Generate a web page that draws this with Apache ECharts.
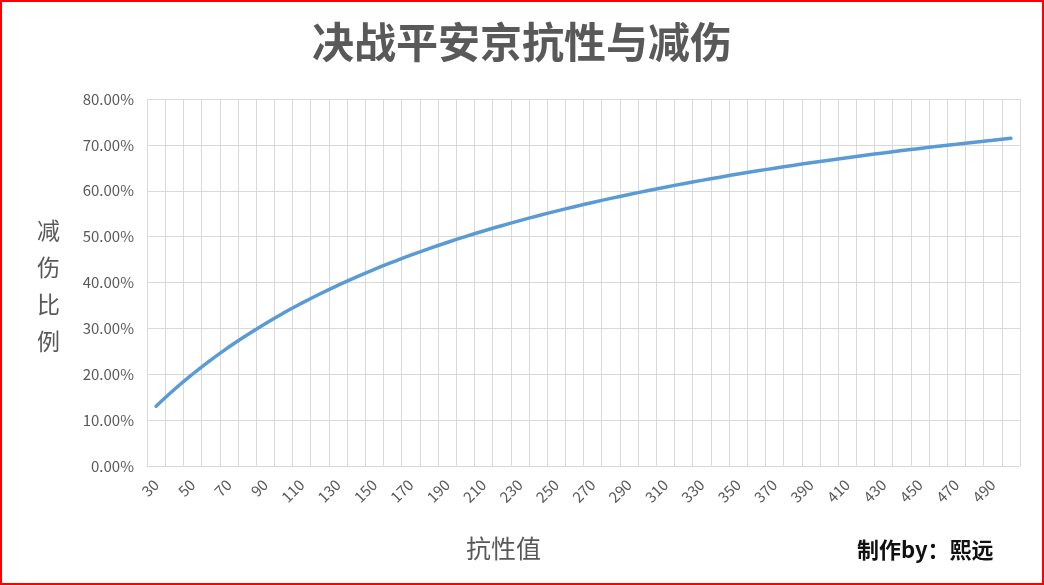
<!DOCTYPE html>
<html>
<head>
<meta charset="utf-8">
<script src="https://cdn.jsdelivr.net/npm/echarts@6/dist/echarts.min.js"></script>
<style>
  html, body { margin: 0; padding: 0; background: #fff; }
  #frame {
    width: 1044px;
    height: 585px;
    box-sizing: border-box;
    border: 2px solid #ff0000;
    position: relative;
  }
  #chart { position: absolute; left: -2px; top: -2px; width: 1044px; height: 585px; }
</style>
</head>
<body>
<div id="frame"><div id="chart"></div></div>
<script>
// 抗性值 30 ~ 500
const categories = [
  '30', '40', '50', '60', '70', '80', '90', '100', '110', '120',
  '130', '140', '150', '160', '170', '180', '190', '200', '210', '220',
  '230', '240', '250', '260', '270', '280', '290', '300', '310', '320',
  '330', '340', '350', '360', '370', '380', '390', '400', '410', '420',
  '430', '440', '450', '460', '470', '480', '490', '500'
]

// 减伤比例
const reduction = [
  0.1304, 0.1667, 0.2000, 0.2308, 0.2593, 0.2857, 0.3103, 0.3333, 0.3548, 0.3750,
  0.3939, 0.4118, 0.4286, 0.4444, 0.4595, 0.4737, 0.4872, 0.5000, 0.5122, 0.5238,
  0.5349, 0.5455, 0.5556, 0.5652, 0.5745, 0.5833, 0.5918, 0.6000, 0.6078, 0.6154,
  0.6226, 0.6296, 0.6364, 0.6429, 0.6491, 0.6552, 0.6610, 0.6667, 0.6721, 0.6774,
  0.6825, 0.6875, 0.6923, 0.6970, 0.7015, 0.7059, 0.7101, 0.7143
]

const yTicks = [0, 0.1, 0.2, 0.3, 0.4, 0.5, 0.6, 0.7, 0.8]

const font = '"Noto Sans CJK SC", "Noto Sans", sans-serif'
const textColor = '#595959'
const gridColor = '#d9d9d9'

const chart = echarts.init(document.getElementById('chart'))

const option = {
  backgroundColor: 'transparent',
  animation: false,
  title: {
    text: '决战平安京抗性与减伤',
    left: 'center',
    top: 16,
    textStyle: {
      fontFamily: font,
      fontSize: 42,
      fontWeight: 'bold',
      color: textColor
    }
  },
  grid: {
    left: 147,
    right: 24,
    top: 99,
    bottom: 119
  },
  xAxis: {
    type: 'category',
    data: categories,
    boundaryGap: true,
    axisLine: { lineStyle: { color: gridColor, width: 1 } },
    axisTick: { show: false },
    axisLabel: {
      interval: 1,
      rotate: 45,
      margin: 16,
      fontFamily: font,
      fontSize: 15,
      color: textColor
    },
    splitLine: {
      show: true,
      interval: 0,
      lineStyle: { color: gridColor, width: 1 }
    }
  },
  yAxis: {
    type: 'value',
    min: yTicks[0],
    max: yTicks[yTicks.length - 1],
    interval: 0.1,
    axisLine: { show: false },
    axisTick: { show: false },
    axisLabel: {
      margin: 13,
      fontFamily: font,
      fontSize: 15,
      color: textColor,
      formatter: v => (v * 100).toFixed(2) + '%'
    },
    splitLine: {
      lineStyle: { color: gridColor, width: 1 }
    }
  },
  series: [{
    type: 'line',
    data: reduction,
    smooth: true,
    showSymbol: false,
    lineStyle: { color: '#5b9bd5', width: 3.5, cap: 'round' },
    itemStyle: { color: '#5b9bd5' }
  }],
  graphic: [
    {
      type: 'text',
      left: 37,
      top: 212,
      style: {
        text: '减\n伤\n比\n例',
        fontFamily: font,
        fontSize: 23,
        lineHeight: 37,
        fill: textColor
      }
    },
    {
      type: 'text',
      left: 466,
      top: 536,
      style: {
        text: '抗性值',
        fontFamily: font,
        fontSize: 25,
        fill: textColor
      }
    },
    {
      type: 'text',
      left: 857,
      top: 539,
      style: {
        text: '制作by：熙远',
        fontFamily: font,
        fontSize: 22,
        fontWeight: 'bold',
        fill: '#111'
      }
    }
  ]
}

chart.setOption(option)
</script>
</body>
</html>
──────────────────────────────
Give again exactly the lines running from the beginning of the material above through the line that contains "const chart = echarts.init(document.getElementById('chart'))", and leave out every picture.

Final answer:
Generate a web page that draws this with Apache ECharts.
<!DOCTYPE html>
<html>
<head>
<meta charset="utf-8">
<script src="https://cdn.jsdelivr.net/npm/echarts@6/dist/echarts.min.js"></script>
<style>
  html, body { margin: 0; padding: 0; background: #fff; }
  #frame {
    width: 1044px;
    height: 585px;
    box-sizing: border-box;
    border: 2px solid #ff0000;
    position: relative;
  }
  #chart { position: absolute; left: -2px; top: -2px; width: 1044px; height: 585px; }
</style>
</head>
<body>
<div id="frame"><div id="chart"></div></div>
<script>
// 抗性值 30 ~ 500
const categories = [
  '30', '40', '50', '60', '70', '80', '90', '100', '110', '120',
  '130', '140', '150', '160', '170', '180', '190', '200', '210', '220',
  '230', '240', '250', '260', '270', '280', '290', '300', '310', '320',
  '330', '340', '350', '360', '370', '380', '390', '400', '410', '420',
  '430', '440', '450', '460', '470', '480', '490', '500'
]

// 减伤比例
const reduction = [
  0.1304, 0.1667, 0.2000, 0.2308, 0.2593, 0.2857, 0.3103, 0.3333, 0.3548, 0.3750,
  0.3939, 0.4118, 0.4286, 0.4444, 0.4595, 0.4737, 0.4872, 0.5000, 0.5122, 0.5238,
  0.5349, 0.5455, 0.5556, 0.5652, 0.5745, 0.5833, 0.5918, 0.6000, 0.6078, 0.6154,
  0.6226, 0.6296, 0.6364, 0.6429, 0.6491, 0.6552, 0.6610, 0.6667, 0.6721, 0.6774,
  0.6825, 0.6875, 0.6923, 0.6970, 0.7015, 0.7059, 0.7101, 0.7143
]

const yTicks = [0, 0.1, 0.2, 0.3, 0.4, 0.5, 0.6, 0.7, 0.8]

const font = '"Noto Sans CJK SC", "Noto Sans", sans-serif'
const textColor = '#595959'
const gridColor = '#d9d9d9'

const chart = echarts.init(document.getElementById('chart'))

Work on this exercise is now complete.